Eigenvalue inequalities for the p-Laplacian on a Riemannian manifold and estimates for the heat kernel

TL;DR

This paper extends eigenvalue comparison theorems for the p-Laplacian on Riemannian manifolds and derives heat kernel estimates, providing new tools for analyzing eigenvalues and heat distribution under curvature constraints.

Contribution

It generalizes eigenvalue comparison theorems for the p-Laplacian and applies these results to estimate heat kernels on manifolds with curvature bounds.

Findings

Generalized eigenvalue comparison theorem for the p-Laplacian.

Derived bounds for heat kernels on manifolds with curvature constraints.

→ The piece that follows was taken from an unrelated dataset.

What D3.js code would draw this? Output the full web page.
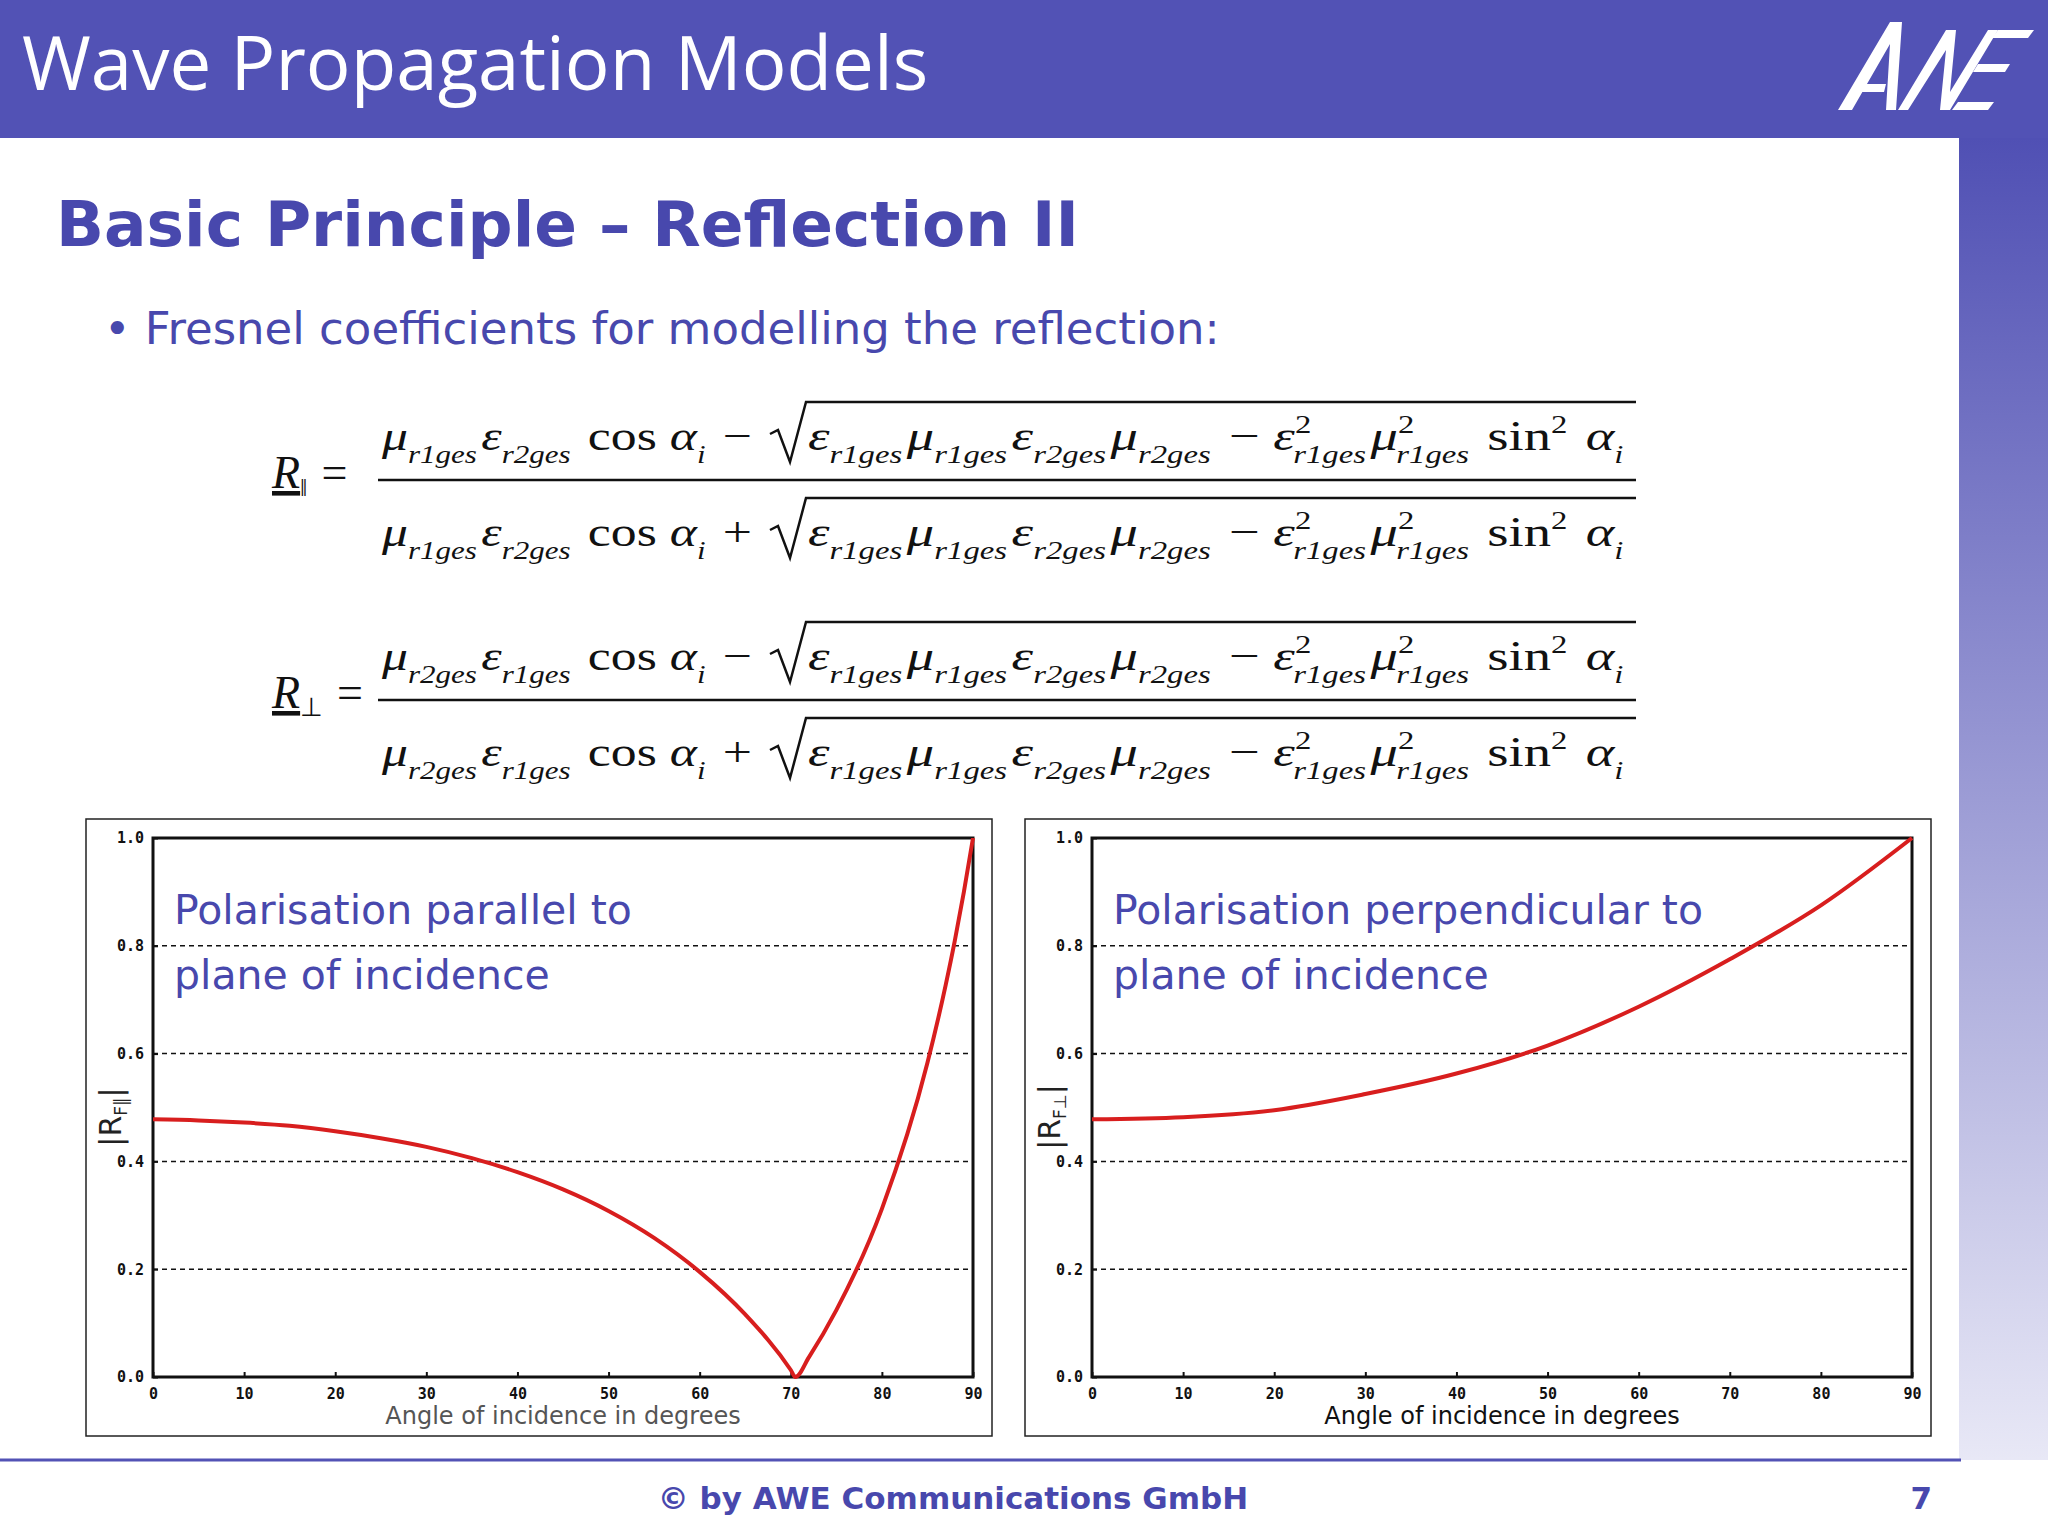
<!DOCTYPE html>
<html><head><meta charset="utf-8">
<script src="https://cdn.jsdelivr.net/npm/d3@7"></script>
<style>body{margin:0;background:#fff}svg{display:block}</style>
</head><body>
<script>
const titleText = "Wave Propagation Models";
const subtitleText = "Basic Principle \u2013 Reflection II";
const bulletText = "Fresnel coefficients for modelling the reflection:";
const footerText = "\u00a9 by AWE Communications GmbH";
const pageNumber = "7";
const xTicks = [0,10,20,30,40,50,60,70,80,90];
const yTicks = [0.0,0.2,0.4,0.6,0.8,1.0];
const parAngles = [0,5,10,15,20,25,30,35,40,45,50,55,60,65,70,70.5,72,75,80,85,87,88,89,90];
const parValues = [0.478,0.476,0.472,0.466,0.456,0.443,0.427,0.406,0.380,0.348,0.308,0.258,0.195,0.116,0.013,0.0,0.037,0.124,0.312,0.583,0.727,0.809,0.90,1.0];
const perAngles = [0,10,20,30,40,50,60,70,80,90];
const perValues = [0.478,0.482,0.495,0.525,0.563,0.615,0.687,0.775,0.875,1.0];
const labels = ["Polarisation parallel to|plane of incidence","Polarisation perpendicular to|plane of incidence"];

const W=2048,H=1538, BLUE="#5252b5", TXT="#4848ad";
const svg=d3.select("body").append("svg").attr("width",W).attr("height",H);
const defs=svg.append("defs");
const gr=defs.append("linearGradient").attr("id","side").attr("x1",0).attr("y1",0).attr("x2",0).attr("y2",1);
gr.append("stop").attr("offset","0").attr("stop-color","#5050b4");
gr.append("stop").attr("offset","1").attr("stop-color","#e8e8f6");
svg.append("rect").attr("x",1959).attr("y",138).attr("width",89).attr("height",1322).attr("fill","url(#side)");
svg.append("rect").attr("x",0).attr("y",0).attr("width",W).attr("height",138).attr("fill",BLUE);
svg.append("line").attr("x1",0).attr("x2",1961).attr("y1",1460).attr("y2",1460).attr("stroke",BLUE).attr("stroke-width",3);
svg.append("text").attr("x",22).attr("y",90).attr("font-family","Open Sans, sans-serif").attr("font-size",74.5).attr("fill","#fff").text(titleText);
// logo
const lg=svg.append("g").attr("transform","translate(1838,22)").attr("fill","#fff");
lg.append("path").attr("d","M0,88 L52,0 L64,0 L58,88 L48,88 L52,22 L14,88Z M20,62 L48,62 L46,70 L16,70Z");
lg.append("path").attr("d","M60,88 L108,8 L118,8 L112,70 L150,8 L160,8 L112,88 L102,88 L108,28 L70,88Z");
lg.append("path").attr("d","M160,8 L196,8 L190,16 L154,16Z M140,42 L172,42 L167,50 L135,50Z M120,80 L156,80 L150,88 L114,88Z");

svg.append("text").attr("x",56).attr("y",246).attr("font-family","Verdana, DejaVu Sans, sans-serif").attr("font-weight","bold").attr("font-size",63).attr("fill",TXT).text(subtitleText);
svg.append("text").attr("x",104).attr("y",344).attr("font-family","Verdana, DejaVu Sans, sans-serif").attr("font-size",45).attr("fill",TXT).text("\u2022 "+bulletText);

// equations
const SERIF="Liberation Serif, Times New Roman, serif";
function expr(x,y,tokens,size,len){
  const t=svg.append("text").attr("x",x).attr("y",y).attr("font-family",SERIF).attr("font-size",size).attr("fill","#111");
  tokens.forEach(k=>{
    const m=t.append("tspan").text(k.t).attr("font-style",k.i?"italic":"normal");
    if(k.sp) m.attr("dx",size*0.25);
    if(k.sup){ t.append("tspan").attr("font-size",size*0.6).attr("dy",-size*0.4).text(k.sup);
      if(k.sub){ t.append("tspan").attr("font-size",size*0.6).attr("font-style","italic").attr("dx",-size*0.33).attr("dy",size*0.7).text(k.sub); t.append("tspan").attr("dy",-size*0.3).text("\u200a"); }
      else t.append("tspan").attr("dy",size*0.4).text("\u200a");
    } else if(k.sub){ t.append("tspan").attr("font-size",size*0.6).attr("font-style","italic").attr("dy",size*0.3).text(k.sub); t.append("tspan").attr("dy",-size*0.3).text("\u200a"); }
  });
  if(len) t.attr("textLength",len).attr("lengthAdjust","spacingAndGlyphs");
  return t;
}
function fractionEq(y0,lhsSub,a,b){
  const s=42;
  const lhs=svg.append("text").attr("x",272).attr("y",y0+8).attr("font-family",SERIF).attr("font-size",s+4).attr("fill","#111");
  lhs.append("tspan").attr("font-style","italic").attr("text-decoration","underline").text("R");
  lhs.append("tspan").attr("font-size",26).attr("dy",8).text(lhsSub);
  lhs.append("tspan").attr("dy",-8).attr("dx",14).text("=");
  svg.append("line").attr("x1",378).attr("x2",1636).attr("y1",y0).attr("y2",y0).attr("stroke","#111").attr("stroke-width",2.5);
  [[-30,"\u2212"],[66,"+"]].forEach(([dy,op])=>{
    const by=y0+dy;
    expr(382,by,[{t:"\u03bc",i:1,sub:a},{t:"\u03b5",i:1,sub:b},{t:"cos ",sp:1},{t:"\u03b1",i:1,sub:"i"},{t:" "+op}],s,370);
    svg.append("path").attr("d",`M${770},${by-16} L${778},${by-20} L${790},${by+12} L${806},${by-48} L${1636},${by-48}`).attr("fill","none").attr("stroke","#111").attr("stroke-width",2.5);
    expr(808,by,[{t:"\u03b5",i:1,sub:"r1ges"},{t:"\u03bc",i:1,sub:"r1ges"},{t:"\u03b5",i:1,sub:"r2ges"},{t:"\u03bc",i:1,sub:"r2ges"},{t:" \u2212 "},{t:"\u03b5",i:1,sup:"2",sub:"r1ges"},{t:"\u03bc",i:1,sup:"2",sub:"r1ges"},{t:" sin",sup:"2"},{t:" \u03b1",i:1,sub:"i"}],s,820);
  });
}
fractionEq(480,"\u2016","r1ges","r2ges");
fractionEq(700,"\u22a5","r2ges","r1ges");

// charts
const panels=[{bx:86,px:153,ang:parAngles,val:parValues,lab:labels[0],sub:"F\u2016",xcol:"#555"},
              {bx:1025,px:1092,ang:perAngles,val:perValues,lab:labels[1],sub:"F\u22a5",xcol:"#111"}];
panels.forEach(p=>{
  svg.append("rect").attr("x",p.bx).attr("y",819).attr("width",906).attr("height",617).attr("fill","#fff").attr("stroke","#222").attr("stroke-width",1.5);
  const x=d3.scaleLinear().domain([0,90]).range([p.px,p.px+820]);
  const y=d3.scaleLinear().domain([0,1]).range([1377,838]);
  const g=svg.append("g");
  g.selectAll(".grid").data(yTicks.filter(v=>v>0&&v<1)).join("line").attr("x1",x(0)).attr("x2",x(90)).attr("y1",d=>y(d)).attr("y2",d=>y(d)).attr("stroke","#111").attr("stroke-width",1.5).attr("stroke-dasharray","5,4");
  const xa=g.append("g").attr("transform","translate(0,1377)").call(d3.axisBottom(x).tickValues(xTicks).tickSize(-5).tickFormat(d3.format("d")));
  const ya=g.append("g").attr("transform",`translate(${p.px},0)`).call(d3.axisLeft(y).tickValues(yTicks).tickSize(-5).tickFormat(d3.format(".1f")));
  [xa,ya].forEach(a=>{a.select(".domain").remove();a.selectAll("line").attr("stroke","#111").attr("stroke-width",2);a.selectAll("text").attr("font-family","DejaVu Sans Mono, monospace").attr("font-weight","bold").attr("font-size",15).attr("fill","#111");});
  xa.selectAll("text").attr("dy","1.25em"); ya.selectAll("text").attr("dx","-0.4em");
  g.append("rect").attr("x",x(0)).attr("y",y(1)).attr("width",x(90)-x(0)).attr("height",y(0)-y(1)).attr("fill","none").attr("stroke","#111").attr("stroke-width",3);
  const pts=p.ang.map((a,i)=>[a,p.val[i]]);
  g.append("path").datum(pts).attr("d",d3.line().x(d=>x(d[0])).y(d=>y(d[1])).curve(d3.curveMonotoneX)).attr("fill","none").attr("stroke","#d81e1e").attr("stroke-width",4);
  p.lab.split("|").forEach((l,i)=>g.append("text").attr("x",p.px+21).attr("y",924+i*65).attr("font-family","Verdana, DejaVu Sans, sans-serif").attr("font-size",41).attr("fill",TXT).text(l));
  g.append("text").attr("x",x(45)).attr("y",1424).attr("text-anchor","middle").attr("font-family","Verdana, DejaVu Sans, sans-serif").attr("font-size",24).attr("fill",p.xcol).text("Angle of incidence in degrees");
  const yl=g.append("text").attr("transform",`translate(${p.px-32},1117) rotate(-90)`).attr("text-anchor","middle").attr("font-family","DejaVu Sans, sans-serif").attr("font-size",30).attr("fill","#222");
  yl.append("tspan").text("|R"); yl.append("tspan").attr("font-size",17).attr("dy",6).text(p.sub); yl.append("tspan").attr("dy",-6).text("|");
});

svg.append("text").attr("x",953).attr("y",1509).attr("text-anchor","middle").attr("font-family","Verdana, DejaVu Sans, sans-serif").attr("font-weight","bold").attr("font-size",31).attr("fill",TXT).text(footerText);
svg.append("text").attr("x",1932).attr("y",1509).attr("text-anchor","end").attr("font-family","Verdana, DejaVu Sans, sans-serif").attr("font-weight","bold").attr("font-size",31).attr("fill",TXT).text(pageNumber);
</script>
</body></html>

Provided new methods for eigenvalue and heat kernel estimates.

Abstract

In this paper, we successfully generalize the eigenvalue comparison theorem for the Dirichlet $p$-Laplacian ($1<p<\infty$) obtained by Matei [A.-M. Matei, First eigenvalue for the $p$-Laplace operator, Nonlinear Anal. TMA 39 (8) (2000) 1051--1068] and Takeuchi [H. Takeuchi, On the first eigenvalue of the $p$-Laplacian in a Riemannian manifold, Tokyo J. Math. 21 (1998) 135--140], respectively. Moreover, we use this generalized eigenvalue comparison theorem to get estimates for the first eigenvalue of the Dirichlet $p$-Laplacian of geodesic balls on complete Riemannian manifolds with radial Ricci curvature bounded from below w.r.t. some point. In the rest of this paper, we derive an upper and lower bound for the heat kernel of geodesic balls of complete manifolds with specified curvature constraints, which can supply new ways to prove the most part of two generalized eigenvalue comparison results given by Freitas, Mao and Salavessa in [P. Freitas, J. Mao and I. Salavessa, Spherical symmetrization and the first eigenvalue of geodesic disks on manifolds, submitted (2012)].